Degeurando’s works are very numerous. That by which he is best known now, and which constitutes his chief title to posthumous fame, is his Histoire Comparée des Systèmes de Philosophie relativement aux principes des Connaissances Humaines, of which the first edition appeared at Paris in 1804, in 3 vols. 8vo. The germ of this work had already appeared in the author’s Mémoire de la Génération des Connaissances Humaines, published at Berlin in 1 vol. 8vo, 1802. In this work Degeurando, after a rapid review of ancient and modern speculations on the origin of our ideas, singles out the theory of primary ideas, which he endeavors to combat under all its forms. The latter half of the work, devoted to the analysis of the intellectual faculties, is intended to show how all human knowledge is the result of experience; and reflection is assumed as the source of our ideas of substance, of unity, and identity.

Degeurando’s great work is divided into two parts, the first of which is purely historical, and devoted to an exposition of various philosophical systems; in the second, which comprises fourteen chapters of the entire work, the distinctive characters and value of these systems are compared and discussed. Great fault has been found with this plan, and justly, as it is impossible to separate advantageously the history and critical examination of any doctrine in the arbitrary manner which Degeurando has chosen for himself. Despite these disadvantages, however, the work has great merits. It brought back the minds of men to a due veneration for the great names in philosophical science,—a point which had been utterly neglected by Condillac and his school. In correctness of detail and comprehensiveness of view it is greatly superior to every work of the same kind that has hitherto appeared in France, Deslandes’ Degradation not excepted. During the Empire and the first years of the Restoration, Degeurando found time, despite his many political avocations, to recast the first edition of his Histoire Comparée, of which a second edition appeared at Paris in 1823, in 4 vols. 8vo. The plan and method of this edition are the same as in the first; but it is enriched with so many additions that it may pass for an entirely new work. It is greatly to be regretted that the author did not live to bring down his great work to his own times. His last chapter ends with the revival of letters and the philosophy of the fifteenth century.

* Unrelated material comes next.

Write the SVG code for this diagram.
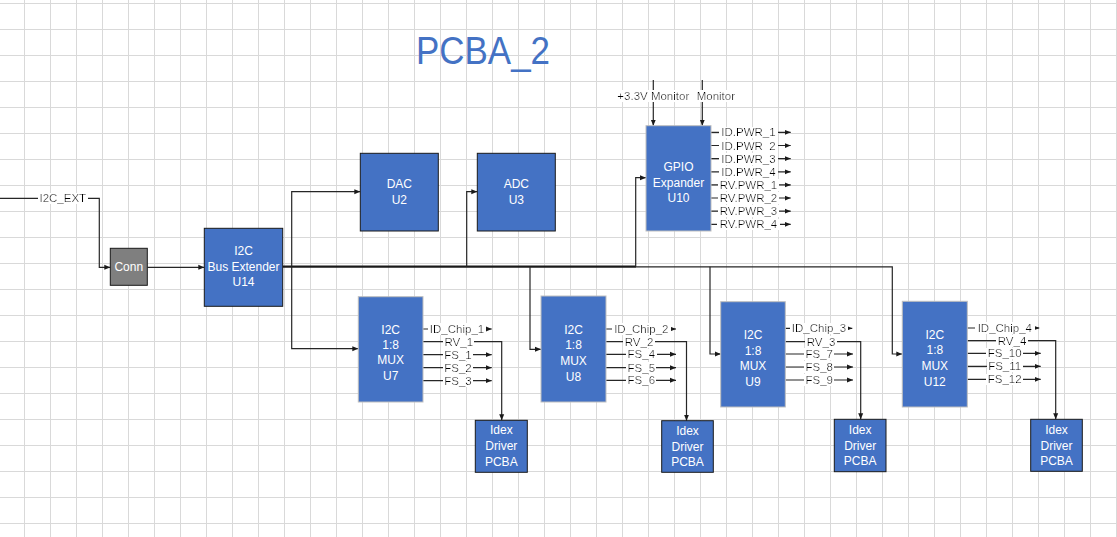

The next valuable work of Degeurando was his essay Du Perfectionnement moral et l’éducation de soi-même, rewarded by the French Academy in 1825. The fundamental idea of this work, in which the speculative and the practical mingle in nearly equal proportions, is, that human life is in reality only a great education of which perfection is the aim.

Besides the works already mentioned, Degeurando left many others of which we may indicate the following:—Considérations sur diverses méthodes d’observation des peuples sauvages, 8vo, Paris, 1801; Éloge de Descartes; discours qui a remporté le prix proposé par la seconde classe de l’Institut National, 8vo, Paris, 1805; Le Vicaire, 8vo, Paris, 1820; Institutes du Droit Administratif, 4 vols., 8vo, Paris, 1829; Cours normales des instituteurs primaires ou Directions relatives à l’éducation physique, morale, et intellectuelle dans les écoles primaires, 8vo, Paris, 1830; De l’éducation des Sourds-Muets, 2 vols, Paris, 1832; De la Bibliothèque publique, 4 vols., 8vo, 1838. A detailed analysis of the Histoire Comparée des Systèmes will be found in the Fragments Philosophiques of M. Cousin.